# STATED TASK
In the listing below, find the line that contains "Output the LaTeX" and the line that contains "(0,0) rectangle (685,702);". Quote both and every line between them, exactly, and nothing more.

****************

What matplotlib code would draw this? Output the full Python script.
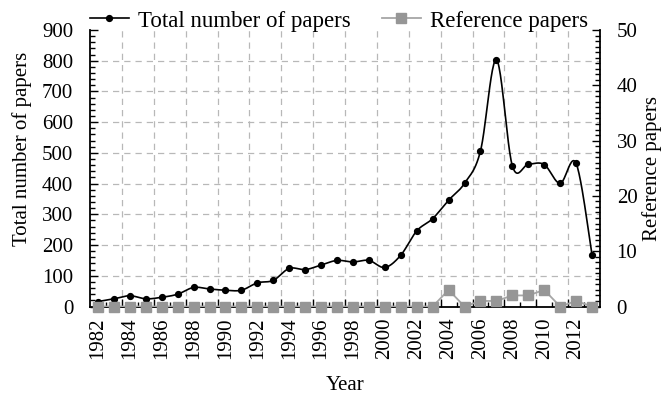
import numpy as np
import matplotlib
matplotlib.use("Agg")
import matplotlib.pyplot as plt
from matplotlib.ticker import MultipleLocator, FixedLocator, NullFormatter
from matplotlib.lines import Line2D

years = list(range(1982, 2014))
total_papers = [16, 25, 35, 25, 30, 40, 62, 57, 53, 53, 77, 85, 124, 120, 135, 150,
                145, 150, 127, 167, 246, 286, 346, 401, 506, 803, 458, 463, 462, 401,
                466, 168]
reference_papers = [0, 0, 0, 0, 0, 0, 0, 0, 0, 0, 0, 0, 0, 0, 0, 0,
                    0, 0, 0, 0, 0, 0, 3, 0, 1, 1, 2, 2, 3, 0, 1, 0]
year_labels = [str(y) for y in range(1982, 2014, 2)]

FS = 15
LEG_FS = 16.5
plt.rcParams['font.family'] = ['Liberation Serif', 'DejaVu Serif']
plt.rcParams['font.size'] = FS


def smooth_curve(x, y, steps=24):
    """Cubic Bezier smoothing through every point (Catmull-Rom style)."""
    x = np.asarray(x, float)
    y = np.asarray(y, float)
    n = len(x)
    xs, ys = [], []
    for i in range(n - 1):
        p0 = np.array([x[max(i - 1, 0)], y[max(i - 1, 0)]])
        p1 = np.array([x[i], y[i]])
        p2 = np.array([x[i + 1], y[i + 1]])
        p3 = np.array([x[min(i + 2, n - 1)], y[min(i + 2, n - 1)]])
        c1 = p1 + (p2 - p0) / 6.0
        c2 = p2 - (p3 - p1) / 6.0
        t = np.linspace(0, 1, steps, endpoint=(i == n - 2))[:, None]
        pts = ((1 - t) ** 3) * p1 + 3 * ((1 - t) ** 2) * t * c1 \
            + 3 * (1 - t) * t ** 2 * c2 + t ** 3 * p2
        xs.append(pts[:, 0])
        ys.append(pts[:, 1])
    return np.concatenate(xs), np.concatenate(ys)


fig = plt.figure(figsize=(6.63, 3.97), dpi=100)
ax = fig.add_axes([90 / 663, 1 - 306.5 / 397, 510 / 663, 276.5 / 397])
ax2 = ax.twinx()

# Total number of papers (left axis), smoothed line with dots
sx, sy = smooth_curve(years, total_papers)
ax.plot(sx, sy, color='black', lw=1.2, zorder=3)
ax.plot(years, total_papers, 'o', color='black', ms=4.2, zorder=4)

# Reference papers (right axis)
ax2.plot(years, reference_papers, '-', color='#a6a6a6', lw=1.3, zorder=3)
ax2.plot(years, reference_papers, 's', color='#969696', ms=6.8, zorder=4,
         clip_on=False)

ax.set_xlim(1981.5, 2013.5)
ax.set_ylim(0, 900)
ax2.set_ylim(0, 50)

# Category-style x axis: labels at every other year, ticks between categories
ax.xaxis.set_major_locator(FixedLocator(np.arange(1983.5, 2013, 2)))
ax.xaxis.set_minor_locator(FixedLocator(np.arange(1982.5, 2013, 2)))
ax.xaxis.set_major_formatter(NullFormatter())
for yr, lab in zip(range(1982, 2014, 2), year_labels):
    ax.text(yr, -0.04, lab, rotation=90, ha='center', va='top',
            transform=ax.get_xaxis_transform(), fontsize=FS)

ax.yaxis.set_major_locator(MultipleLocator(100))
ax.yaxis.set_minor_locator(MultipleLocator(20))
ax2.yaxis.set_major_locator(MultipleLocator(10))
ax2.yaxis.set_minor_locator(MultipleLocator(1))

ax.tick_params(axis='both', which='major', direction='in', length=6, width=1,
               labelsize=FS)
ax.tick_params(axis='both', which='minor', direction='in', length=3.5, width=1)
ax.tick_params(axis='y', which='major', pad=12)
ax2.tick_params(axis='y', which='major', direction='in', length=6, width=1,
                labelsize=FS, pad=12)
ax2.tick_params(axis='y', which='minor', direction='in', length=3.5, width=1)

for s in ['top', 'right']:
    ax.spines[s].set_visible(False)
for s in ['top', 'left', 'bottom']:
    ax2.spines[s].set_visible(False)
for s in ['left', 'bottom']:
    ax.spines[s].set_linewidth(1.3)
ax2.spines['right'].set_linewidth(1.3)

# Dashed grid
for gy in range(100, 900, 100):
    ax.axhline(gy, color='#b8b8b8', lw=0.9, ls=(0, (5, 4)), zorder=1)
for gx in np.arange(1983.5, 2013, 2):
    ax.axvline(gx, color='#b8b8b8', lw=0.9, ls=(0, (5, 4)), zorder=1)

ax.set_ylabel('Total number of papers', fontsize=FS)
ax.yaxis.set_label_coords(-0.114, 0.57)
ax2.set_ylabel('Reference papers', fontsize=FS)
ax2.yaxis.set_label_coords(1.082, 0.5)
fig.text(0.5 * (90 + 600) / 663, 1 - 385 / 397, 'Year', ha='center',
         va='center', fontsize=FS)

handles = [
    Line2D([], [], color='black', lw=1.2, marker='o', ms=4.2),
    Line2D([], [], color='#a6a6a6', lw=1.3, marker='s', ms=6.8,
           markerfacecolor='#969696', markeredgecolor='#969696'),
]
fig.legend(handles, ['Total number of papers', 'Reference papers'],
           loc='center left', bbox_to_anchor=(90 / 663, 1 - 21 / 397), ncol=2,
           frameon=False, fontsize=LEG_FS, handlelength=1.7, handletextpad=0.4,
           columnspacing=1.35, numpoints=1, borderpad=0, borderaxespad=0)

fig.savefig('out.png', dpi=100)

****************

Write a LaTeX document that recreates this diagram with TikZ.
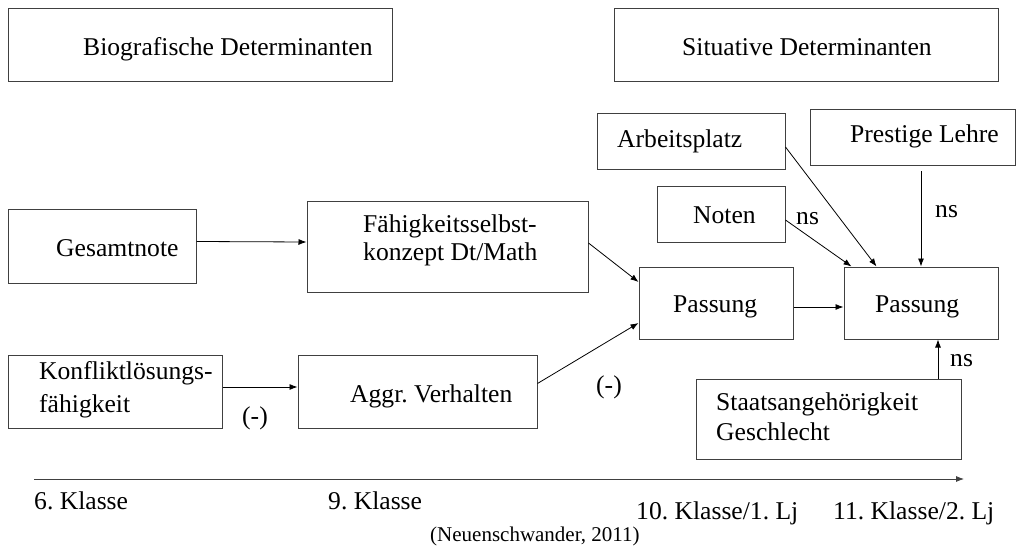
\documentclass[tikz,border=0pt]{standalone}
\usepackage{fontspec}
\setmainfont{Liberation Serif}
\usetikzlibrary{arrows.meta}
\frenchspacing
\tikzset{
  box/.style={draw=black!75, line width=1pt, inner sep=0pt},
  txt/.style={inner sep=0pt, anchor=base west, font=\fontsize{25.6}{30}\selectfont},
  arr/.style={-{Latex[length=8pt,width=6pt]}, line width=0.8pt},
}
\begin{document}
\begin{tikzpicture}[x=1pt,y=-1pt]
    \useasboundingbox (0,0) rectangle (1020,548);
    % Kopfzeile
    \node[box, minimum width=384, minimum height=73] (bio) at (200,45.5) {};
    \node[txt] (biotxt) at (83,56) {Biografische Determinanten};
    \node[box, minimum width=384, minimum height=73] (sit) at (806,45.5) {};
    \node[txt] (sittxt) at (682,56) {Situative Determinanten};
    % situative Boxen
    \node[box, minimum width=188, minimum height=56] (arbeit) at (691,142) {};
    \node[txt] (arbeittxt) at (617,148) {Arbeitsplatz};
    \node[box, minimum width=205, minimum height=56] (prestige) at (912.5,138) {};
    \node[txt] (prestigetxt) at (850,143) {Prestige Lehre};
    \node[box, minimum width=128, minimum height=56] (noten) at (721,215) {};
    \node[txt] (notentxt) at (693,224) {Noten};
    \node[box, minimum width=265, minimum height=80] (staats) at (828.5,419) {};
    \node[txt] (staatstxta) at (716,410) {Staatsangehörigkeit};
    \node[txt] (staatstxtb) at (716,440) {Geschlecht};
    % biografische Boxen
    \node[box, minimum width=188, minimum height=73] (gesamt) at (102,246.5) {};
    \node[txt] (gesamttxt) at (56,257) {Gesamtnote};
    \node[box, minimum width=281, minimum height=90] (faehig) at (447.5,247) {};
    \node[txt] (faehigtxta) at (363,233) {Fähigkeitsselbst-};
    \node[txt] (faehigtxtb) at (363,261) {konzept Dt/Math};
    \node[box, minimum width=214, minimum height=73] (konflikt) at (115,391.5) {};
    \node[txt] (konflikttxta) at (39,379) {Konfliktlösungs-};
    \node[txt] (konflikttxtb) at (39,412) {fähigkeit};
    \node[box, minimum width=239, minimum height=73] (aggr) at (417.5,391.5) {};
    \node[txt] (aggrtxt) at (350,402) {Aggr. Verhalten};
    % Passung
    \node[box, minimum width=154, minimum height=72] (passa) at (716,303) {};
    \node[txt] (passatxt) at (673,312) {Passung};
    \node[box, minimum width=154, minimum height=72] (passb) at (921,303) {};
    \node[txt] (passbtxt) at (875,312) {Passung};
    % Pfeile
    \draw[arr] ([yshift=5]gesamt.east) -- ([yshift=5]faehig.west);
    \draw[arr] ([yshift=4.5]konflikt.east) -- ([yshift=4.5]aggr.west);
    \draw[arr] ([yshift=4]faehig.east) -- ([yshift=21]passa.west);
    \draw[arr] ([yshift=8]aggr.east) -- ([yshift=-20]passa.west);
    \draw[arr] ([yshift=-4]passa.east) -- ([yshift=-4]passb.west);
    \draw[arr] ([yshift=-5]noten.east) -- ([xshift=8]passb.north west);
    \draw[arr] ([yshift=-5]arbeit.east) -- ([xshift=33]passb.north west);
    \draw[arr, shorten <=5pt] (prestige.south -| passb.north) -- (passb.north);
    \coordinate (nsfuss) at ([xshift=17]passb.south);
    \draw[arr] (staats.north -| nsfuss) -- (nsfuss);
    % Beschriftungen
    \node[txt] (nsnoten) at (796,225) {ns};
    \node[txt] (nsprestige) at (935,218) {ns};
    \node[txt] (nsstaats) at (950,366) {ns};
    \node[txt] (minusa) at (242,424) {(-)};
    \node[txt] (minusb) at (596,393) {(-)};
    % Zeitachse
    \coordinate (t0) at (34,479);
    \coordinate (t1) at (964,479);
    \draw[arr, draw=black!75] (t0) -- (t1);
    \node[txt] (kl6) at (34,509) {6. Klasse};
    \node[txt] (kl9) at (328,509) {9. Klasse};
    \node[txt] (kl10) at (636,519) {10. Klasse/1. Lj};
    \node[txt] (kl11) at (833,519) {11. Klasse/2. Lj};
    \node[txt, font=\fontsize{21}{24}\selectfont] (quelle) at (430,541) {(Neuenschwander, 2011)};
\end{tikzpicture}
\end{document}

****************

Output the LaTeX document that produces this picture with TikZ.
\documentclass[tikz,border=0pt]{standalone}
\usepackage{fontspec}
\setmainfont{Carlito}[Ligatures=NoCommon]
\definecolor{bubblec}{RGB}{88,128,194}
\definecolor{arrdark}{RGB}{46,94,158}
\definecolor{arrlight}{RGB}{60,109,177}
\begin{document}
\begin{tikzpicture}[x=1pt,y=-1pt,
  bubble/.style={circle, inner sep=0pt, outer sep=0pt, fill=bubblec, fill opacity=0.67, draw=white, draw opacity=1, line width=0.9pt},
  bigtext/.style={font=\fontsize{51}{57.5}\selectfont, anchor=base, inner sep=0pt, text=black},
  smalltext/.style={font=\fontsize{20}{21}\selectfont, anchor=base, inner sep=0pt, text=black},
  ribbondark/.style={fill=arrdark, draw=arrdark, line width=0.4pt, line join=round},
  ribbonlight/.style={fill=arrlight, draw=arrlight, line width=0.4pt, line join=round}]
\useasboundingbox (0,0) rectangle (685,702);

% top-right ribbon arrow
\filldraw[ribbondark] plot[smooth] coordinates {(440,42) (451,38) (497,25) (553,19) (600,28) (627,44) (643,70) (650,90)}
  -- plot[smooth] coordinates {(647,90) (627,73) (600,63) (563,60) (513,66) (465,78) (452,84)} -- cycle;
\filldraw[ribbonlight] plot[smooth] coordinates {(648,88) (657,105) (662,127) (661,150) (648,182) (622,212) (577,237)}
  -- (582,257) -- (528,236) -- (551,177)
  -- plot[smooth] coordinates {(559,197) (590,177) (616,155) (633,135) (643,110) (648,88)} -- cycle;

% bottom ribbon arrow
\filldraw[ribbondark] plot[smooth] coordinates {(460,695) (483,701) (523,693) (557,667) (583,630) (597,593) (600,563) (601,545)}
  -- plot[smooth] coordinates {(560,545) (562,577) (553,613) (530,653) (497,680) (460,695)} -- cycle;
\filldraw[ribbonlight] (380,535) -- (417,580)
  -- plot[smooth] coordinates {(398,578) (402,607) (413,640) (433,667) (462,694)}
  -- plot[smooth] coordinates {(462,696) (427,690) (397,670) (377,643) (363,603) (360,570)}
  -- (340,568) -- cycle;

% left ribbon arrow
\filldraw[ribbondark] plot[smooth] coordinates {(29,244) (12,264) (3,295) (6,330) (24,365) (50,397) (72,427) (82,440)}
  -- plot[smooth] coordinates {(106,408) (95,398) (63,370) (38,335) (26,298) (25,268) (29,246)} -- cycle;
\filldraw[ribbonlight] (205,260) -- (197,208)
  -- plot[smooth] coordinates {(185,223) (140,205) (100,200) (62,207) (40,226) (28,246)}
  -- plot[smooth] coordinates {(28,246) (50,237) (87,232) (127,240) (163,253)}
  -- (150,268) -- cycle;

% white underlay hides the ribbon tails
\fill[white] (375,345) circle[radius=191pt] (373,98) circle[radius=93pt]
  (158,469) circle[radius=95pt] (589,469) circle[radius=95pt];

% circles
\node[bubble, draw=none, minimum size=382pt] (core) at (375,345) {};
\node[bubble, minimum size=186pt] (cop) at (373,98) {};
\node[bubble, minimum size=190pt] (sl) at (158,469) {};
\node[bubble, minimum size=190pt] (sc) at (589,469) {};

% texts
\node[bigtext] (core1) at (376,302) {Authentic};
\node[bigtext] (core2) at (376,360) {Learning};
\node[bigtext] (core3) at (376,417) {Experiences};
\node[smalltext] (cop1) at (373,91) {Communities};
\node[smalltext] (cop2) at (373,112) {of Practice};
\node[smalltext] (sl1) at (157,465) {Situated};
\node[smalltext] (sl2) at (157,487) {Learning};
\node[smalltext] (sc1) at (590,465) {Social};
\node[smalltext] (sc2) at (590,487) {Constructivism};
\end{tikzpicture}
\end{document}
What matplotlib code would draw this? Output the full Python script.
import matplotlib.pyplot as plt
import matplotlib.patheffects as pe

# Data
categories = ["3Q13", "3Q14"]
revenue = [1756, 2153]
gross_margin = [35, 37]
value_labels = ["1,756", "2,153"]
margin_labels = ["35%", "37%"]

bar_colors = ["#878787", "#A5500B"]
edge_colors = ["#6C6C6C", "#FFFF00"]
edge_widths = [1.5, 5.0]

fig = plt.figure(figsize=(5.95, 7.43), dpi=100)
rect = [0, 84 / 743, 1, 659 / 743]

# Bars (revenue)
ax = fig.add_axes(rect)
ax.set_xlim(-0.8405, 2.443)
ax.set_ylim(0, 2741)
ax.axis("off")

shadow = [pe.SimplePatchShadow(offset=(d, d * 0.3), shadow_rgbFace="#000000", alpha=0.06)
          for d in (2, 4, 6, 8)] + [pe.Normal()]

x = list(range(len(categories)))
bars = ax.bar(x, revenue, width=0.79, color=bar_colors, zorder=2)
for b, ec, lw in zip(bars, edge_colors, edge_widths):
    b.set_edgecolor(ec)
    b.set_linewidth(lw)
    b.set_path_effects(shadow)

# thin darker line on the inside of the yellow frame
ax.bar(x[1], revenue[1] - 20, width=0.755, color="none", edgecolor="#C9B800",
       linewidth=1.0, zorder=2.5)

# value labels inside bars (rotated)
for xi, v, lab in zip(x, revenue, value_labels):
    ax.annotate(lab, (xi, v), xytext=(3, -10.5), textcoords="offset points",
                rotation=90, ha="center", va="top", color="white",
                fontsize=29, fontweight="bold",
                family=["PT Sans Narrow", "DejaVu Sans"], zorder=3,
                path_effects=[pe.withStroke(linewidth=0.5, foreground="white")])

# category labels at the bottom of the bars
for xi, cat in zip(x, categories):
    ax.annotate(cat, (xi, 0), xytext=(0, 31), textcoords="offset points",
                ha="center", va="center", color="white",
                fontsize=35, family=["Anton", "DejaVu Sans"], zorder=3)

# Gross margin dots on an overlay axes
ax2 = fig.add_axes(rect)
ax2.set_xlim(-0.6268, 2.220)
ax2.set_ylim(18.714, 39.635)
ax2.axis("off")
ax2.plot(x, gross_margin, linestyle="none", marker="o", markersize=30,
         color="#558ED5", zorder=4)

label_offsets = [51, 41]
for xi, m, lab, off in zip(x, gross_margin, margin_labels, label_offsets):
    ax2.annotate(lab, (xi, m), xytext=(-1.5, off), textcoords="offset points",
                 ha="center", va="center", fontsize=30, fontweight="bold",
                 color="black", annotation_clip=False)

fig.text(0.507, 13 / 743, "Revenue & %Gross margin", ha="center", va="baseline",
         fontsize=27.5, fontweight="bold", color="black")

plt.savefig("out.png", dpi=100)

****************

# EXPECTED ANSWER
Output the LaTeX document that produces this picture with TikZ.
\documentclass[tikz,border=0pt]{standalone}
\usepackage{fontspec}
\setmainfont{Carlito}[Ligatures=NoCommon]
\definecolor{bubblec}{RGB}{88,128,194}
\definecolor{arrdark}{RGB}{46,94,158}
\definecolor{arrlight}{RGB}{60,109,177}
\begin{document}
\begin{tikzpicture}[x=1pt,y=-1pt,
  bubble/.style={circle, inner sep=0pt, outer sep=0pt, fill=bubblec, fill opacity=0.67, draw=white, draw opacity=1, line width=0.9pt},
  bigtext/.style={font=\fontsize{51}{57.5}\selectfont, anchor=base, inner sep=0pt, text=black},
  smalltext/.style={font=\fontsize{20}{21}\selectfont, anchor=base, inner sep=0pt, text=black},
  ribbondark/.style={fill=arrdark, draw=arrdark, line width=0.4pt, line join=round},
  ribbonlight/.style={fill=arrlight, draw=arrlight, line width=0.4pt, line join=round}]
\useasboundingbox (0,0) rectangle (685,702);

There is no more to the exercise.